532 F.2d 1059 | 6th Cir. | 1976

532 F.2d 1059

Eve JACKSON, Plaintiff-Appellant,
v.
Caspar WEINBERGER, Secretary of Health, Education and
Welfare, Defendant-Appellee.

No. 75-2336.

United States Court of Appeals,
Sixth Circuit.

Submitted March 10, 1976.
Decided March 16, 1976.

Steve E. Cichon, St. Clairsville, Ohio, for plaintiff-appellant.

William W. Milligan, U. S. Atty., Thomas D. Thompson, Columbus, Ohio, for defendant-appellee.

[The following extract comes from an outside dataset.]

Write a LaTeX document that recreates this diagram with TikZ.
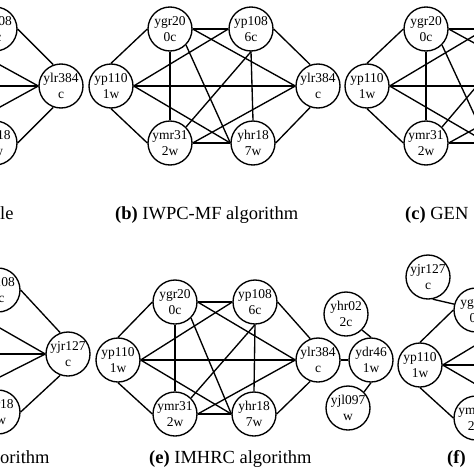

Before PHILLIPS, Chief Judge, and PECK and LIVELY, Circuit Judges.

PER CURIAM.

1

This appeal is before a panel of the court by assignment pursuant to Rule 3(e), Rules of the Sixth Circuit.

2

The district court granted summary judgment for the Secretary in this black lung case brought by the widow of a deceased miner. The decedent worked as a coal miner until a few days before his death. The cause of death listed on the death certificate, which was made by the decedent's regular physician, was cardiac arrest due to myocardial infarction. No other contributing cause was shown. An X-ray of decedent's lungs made approximately one month prior to his death was evaluated by a qualified physician as "No pneumoconiosis identified."

3

The claimant argues that she was entitled to a rebuttable presumption that her husband was totally disabled due to pneumoconiosis at the time of his death as provided in 30 U.S.C. § 921(c)(4) based on other evidence "of the existence of a totally disabling chronic respiratory or pulmonary impairment." The "other evidence" relied upon is the claimant's testimony that her husband had difficulty breathing, coughed up blood and pus on occasion and could not sleep through the night, and the report of a physician who wrote, "What I think happened is that this man did have pulmonary insufficiency enough to make him disabled from doing his usual type of work." This physician also stated that he "thought" the pulmonary insufficiency contributed to the miner's death.

4

For the widow of a coal miner to recover under the Black Lung Act she must show either that the miner's death was due to pneumoconiosis or that at the time of death, he was totally disabled due to pneumoconiosis. There was substantial evidence in the record to support the Secretary's finding that claimant met neither of these requirements. Claimant was not entitled to the rebuttable presumption of § 921(c)(4), since her husband worked in the mines virtually until his death from cardiac arrest and there was no evidence of probative value that he was totally disabled either from a pulmonary insufficiency or from any other cause.

5

The judgment of the district court is affirmed.